== Brief ==
The data below should be restated word for word, with every picture omitted.

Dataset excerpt
────────────────────────────────────────

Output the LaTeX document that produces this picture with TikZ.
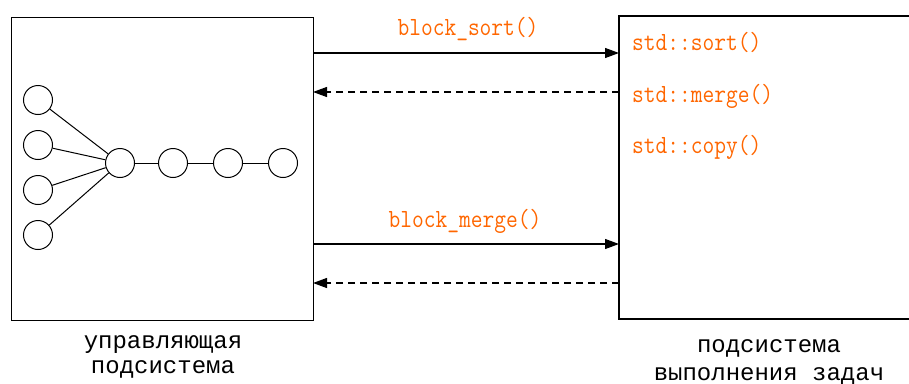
\documentclass[tikz,border=0pt]{standalone}
\usepackage{fontspec}
\newfontfamily\courfont{Liberation Mono}
\newfontfamily\codefont{Latin Modern Mono}
\usetikzlibrary{arrows.meta}
\definecolor{codeorange}{RGB}{255,102,0}
\tikzset{
  frame/.style={draw, line width=1.3pt},
  node circ/.style={circle, draw, line width=1pt, minimum size=29pt, inner sep=0pt},
  link/.style={line width=1pt},
  call/.style={line width=1.2pt, -{Triangle[length=14pt,width=10pt]}},
  reply/.style={line width=1.2pt, dash pattern=on 7pt off 5pt, -{Triangle[length=14pt,width=10pt]}},
  codelbl/.style={text=codeorange, inner sep=0pt, font=\codefont\fontsize{22.8}{26}\selectfont},
  caption/.style={text=black, inner sep=0pt, anchor=base, font=\courfont\fontsize{24}{28}\selectfont}
}
\begin{document}
\begin{tikzpicture}[x=1pt, y=-1pt]
\useasboundingbox (0,0) rectangle (909,383);
% left box
\node[frame, rectangle, anchor=north west, minimum width=302pt, minimum height=303pt, inner sep=0pt] (L) at (11,17) {};
% right box (right side beyond the picture)
\coordinate (RTL) at (619,16);
\coordinate (RBL) at (619,319);
\coordinate (RTR) at (915,16);
\coordinate (RBR) at (915,319);
\draw[line width=1.3pt] (RTR) -- (RTL) -- (RBL) -- (RBR);
% arrow end points
\coordinate (a1s) at (313,53);  \coordinate (a1e) at (619,53);
\coordinate (a2s) at (619,92);  \coordinate (a2e) at (313,92);
\coordinate (a3s) at (313,244); \coordinate (a3e) at (619,244);
\coordinate (a4s) at (619,283); \coordinate (a4e) at (313,283);
\draw[call] (a1s) -- (a1e);
\draw[reply] (a2s) -- (a2e);
\draw[call] (a3s) -- (a3e);
\draw[reply] (a4s) -- (a4e);
% labels
\node[codelbl, anchor=base] (l1) at (468,35) {\scalebox{1}[1.15]{block\_sort()}};
\node[codelbl, anchor=base] (l2) at (465,227) {\scalebox{1}[1.15]{block\_merge()}};
\node[codelbl, anchor=base west] (s1) at (632,50) {\scalebox{1}[1.15]{std::sort()}};
\node[codelbl, anchor=base west] (s2) at (632,102) {\scalebox{1}[1.15]{std::merge()}};
\node[codelbl, anchor=base west] (s3) at (632,153) {\scalebox{1}[1.15]{std::copy()}};
% graph
\node[node circ] (c1) at (38,100) {};
\node[node circ] (c2) at (38,145) {};
\node[node circ] (c3) at (38,190) {};
\node[node circ] (c4) at (38,235) {};
\node[node circ] (h) at (120,163) {};
\node[node circ] (d1) at (173,163) {};
\node[node circ] (d2) at (228,163) {};
\node[node circ] (d3) at (283,163) {};
\draw[link] (c1) -- (h);
\draw[link] (c2) -- (h);
\draw[link] (c3) -- (h);
\draw[link] (c4) -- (h);
\draw[link] (h) -- (d1);
\draw[link] (d1) -- (d2);
\draw[link] (d2) -- (d3);
% captions
\node[caption] (cl1) at (163,348) {управляющая};
\node[caption] (cl2) at (163,373) {подсистема};
\node[caption] (cr1) at (769,352) {подсистема};
\node[caption] (cr2) at (769,380) {выполнения задач};
\end{tikzpicture}
\end{document}
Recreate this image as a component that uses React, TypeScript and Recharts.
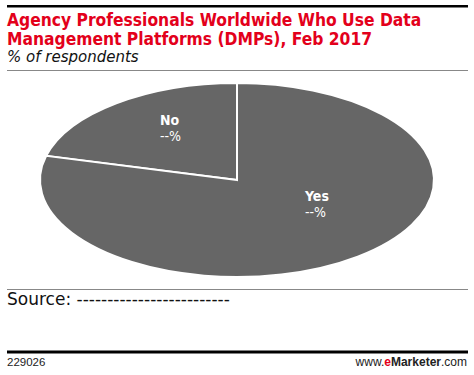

────────────────────────────────────────

== Task solution ==
Output the LaTeX document that produces this picture with TikZ.
\documentclass[tikz,border=0pt]{standalone}
\usepackage{fontspec}
\newfontfamily\courfont{Liberation Mono}
\newfontfamily\codefont{Latin Modern Mono}
\usetikzlibrary{arrows.meta}
\definecolor{codeorange}{RGB}{255,102,0}
\tikzset{
  frame/.style={draw, line width=1.3pt},
  node circ/.style={circle, draw, line width=1pt, minimum size=29pt, inner sep=0pt},
  link/.style={line width=1pt},
  call/.style={line width=1.2pt, -{Triangle[length=14pt,width=10pt]}},
  reply/.style={line width=1.2pt, dash pattern=on 7pt off 5pt, -{Triangle[length=14pt,width=10pt]}},
  codelbl/.style={text=codeorange, inner sep=0pt, font=\codefont\fontsize{22.8}{26}\selectfont},
  caption/.style={text=black, inner sep=0pt, anchor=base, font=\courfont\fontsize{24}{28}\selectfont}
}
\begin{document}
\begin{tikzpicture}[x=1pt, y=-1pt]
\useasboundingbox (0,0) rectangle (909,383);
% left box
\node[frame, rectangle, anchor=north west, minimum width=302pt, minimum height=303pt, inner sep=0pt] (L) at (11,17) {};
% right box (right side beyond the picture)
\coordinate (RTL) at (619,16);
\coordinate (RBL) at (619,319);
\coordinate (RTR) at (915,16);
\coordinate (RBR) at (915,319);
\draw[line width=1.3pt] (RTR) -- (RTL) -- (RBL) -- (RBR);
% arrow end points
\coordinate (a1s) at (313,53);  \coordinate (a1e) at (619,53);
\coordinate (a2s) at (619,92);  \coordinate (a2e) at (313,92);
\coordinate (a3s) at (313,244); \coordinate (a3e) at (619,244);
\coordinate (a4s) at (619,283); \coordinate (a4e) at (313,283);
\draw[call] (a1s) -- (a1e);
\draw[reply] (a2s) -- (a2e);
\draw[call] (a3s) -- (a3e);
\draw[reply] (a4s) -- (a4e);
% labels
\node[codelbl, anchor=base] (l1) at (468,35) {\scalebox{1}[1.15]{block\_sort()}};
\node[codelbl, anchor=base] (l2) at (465,227) {\scalebox{1}[1.15]{block\_merge()}};
\node[codelbl, anchor=base west] (s1) at (632,50) {\scalebox{1}[1.15]{std::sort()}};
\node[codelbl, anchor=base west] (s2) at (632,102) {\scalebox{1}[1.15]{std::merge()}};
\node[codelbl, anchor=base west] (s3) at (632,153) {\scalebox{1}[1.15]{std::copy()}};
% graph
\node[node circ] (c1) at (38,100) {};
\node[node circ] (c2) at (38,145) {};
\node[node circ] (c3) at (38,190) {};
\node[node circ] (c4) at (38,235) {};
\node[node circ] (h) at (120,163) {};
\node[node circ] (d1) at (173,163) {};
\node[node circ] (d2) at (228,163) {};
\node[node circ] (d3) at (283,163) {};
\draw[link] (c1) -- (h);
\draw[link] (c2) -- (h);
\draw[link] (c3) -- (h);
\draw[link] (c4) -- (h);
\draw[link] (h) -- (d1);
\draw[link] (d1) -- (d2);
\draw[link] (d2) -- (d3);
% captions
\node[caption] (cl1) at (163,348) {управляющая};
\node[caption] (cl2) at (163,373) {подсистема};
\node[caption] (cr1) at (769,352) {подсистема};
\node[caption] (cr2) at (769,380) {выполнения задач};
\end{tikzpicture}
\end{document}
Recreate this image as a component that uses React, TypeScript and Recharts.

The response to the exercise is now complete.